Rabu, 11 Mei 2016 16:14 WIB

Jaksa Agung : Lambang Palu Arit Meresahkan Masyarakat

Editor : Rajaman
JAKARTA, Tigapilarnews.com - Jaksa Agung M Prasetyo mengakui adanya keresahan di masyarakat dengan beredarnya lambang Palu dan Arit dengan latar belakang warna merah menyala, yang identik dengan lambang komunisme (PKI).

Prasetyo menjelaskan, dengan peredaran lambang yang dulu digunakan sebagai logo Partai Komunis Indonesia (PKI) itu sudah diatur dalam TAP MPRS 25 Tahun 1966 dan UU Nomor 27 Tahun 1999.

"Semua mengatur itu. Pertama kalau di TAP MPRS itu diputuskan untuk membubarkan PKI dan dilarang menyebarkan ajaran komunisme, marxisme, leninisme dalam segala bentuk dan wujud apapun," kata Prasetyo di Kantor Presiden, Rabu (11/5/2016).

Lantas apakah ada ketakutan dari pemerintah terkait maraknya peredaran lambang PKI ?

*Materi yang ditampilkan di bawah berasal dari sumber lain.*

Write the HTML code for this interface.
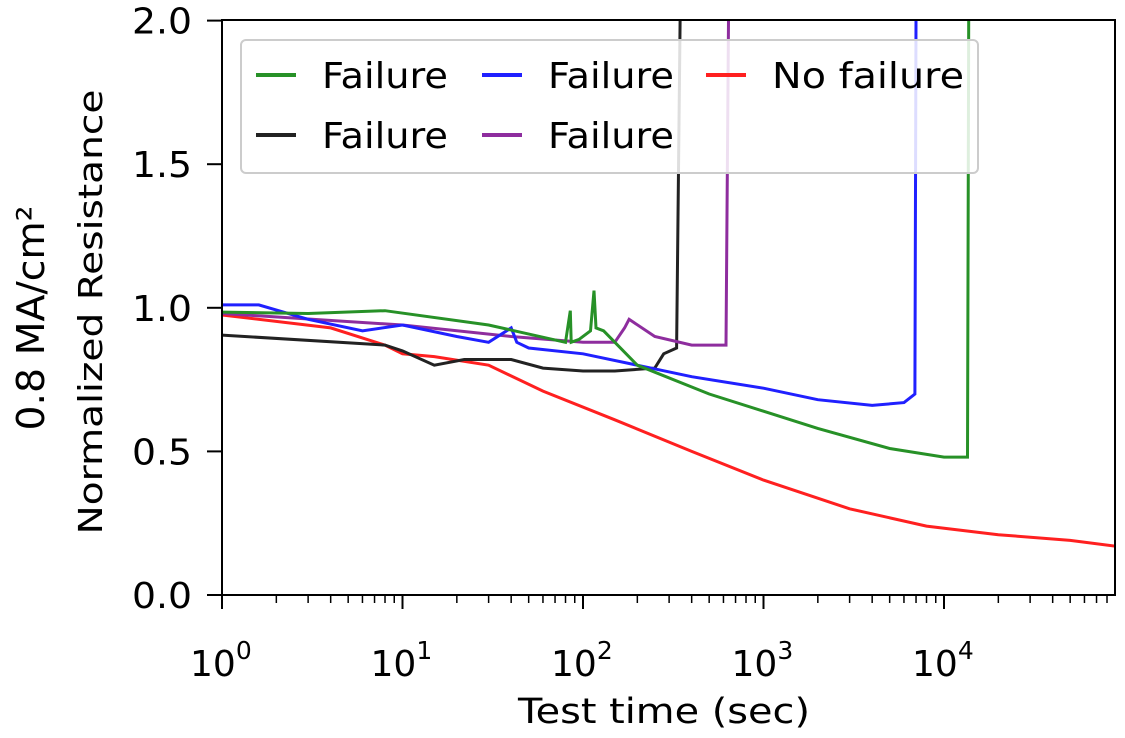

"Kalian takut enggak? Yang pasti sekarang menimbulkan keresahan kan. Yang pasti bangsa ini melalui MPR menyatakan komunis dilarang di Indonesia. Ketika ada pihak-pihak yang terindikasi mencoba-coba menghidupkan paham itu lagi kemudian menimbulkan keresahan kan. Nah itu yang harus kita lihat, apalagi UU-nya ada," jelas Prasetyo.

Prasetyo melanjutkan, pembahasan mengenai masalah itu akan melibatkan pakar hukum, politik hingga bahasa. Prasetyo pun mengimbau agar lambang tersebut tidak lagi digunakan secara sembarangan, sebab acap kali dikaitkan dengan pemahaman komunisme.

"Apakah itu sudah masuk kategori, apa sudah menyebarkan ajaran komunis atau tidak? Saya pikir dengan sikap yang mereka lakukan, arah ke sana ada. Untuk apa dia pakai lambang palu arit? Apa hanya untuk gagah-gagahan? Saya rasa tidak. Itu dibagikan pada banyak orang," kata Prasetyo.

Mengenai adanya ketidaktahuan orang mengenai arti lambang 'Palu dan Arit' ini, Prasetyo menilai semesetinya semua pihak sudah memahaminya. Sebab sudah banyak dijelaskan baik dalam undang-undang maupun peraturan lainnya. Maka dari itu, Prasetyo meminta kepada generasi muda untuk tidak mengenakan lambang ini dalam kehidupan sehari-hari karena sangat menimbulkan keresahan.

"Kenapa enggak tahu? UU itu begitu diundangkan, enggak bisa orang mengatakan tidak tahu. Jangankan mereka yang berpendidikan, yang di pucuk gunung pun enggak bisa katakan enggak tahu. Misal orang dari pucuk gunung datang bawa motor, sampai sini lampu merah ditabrak. Dia enggak bisa dia katakan enggak tahu bahwa lampu merah dilarang jalan," jelas Prasetyo.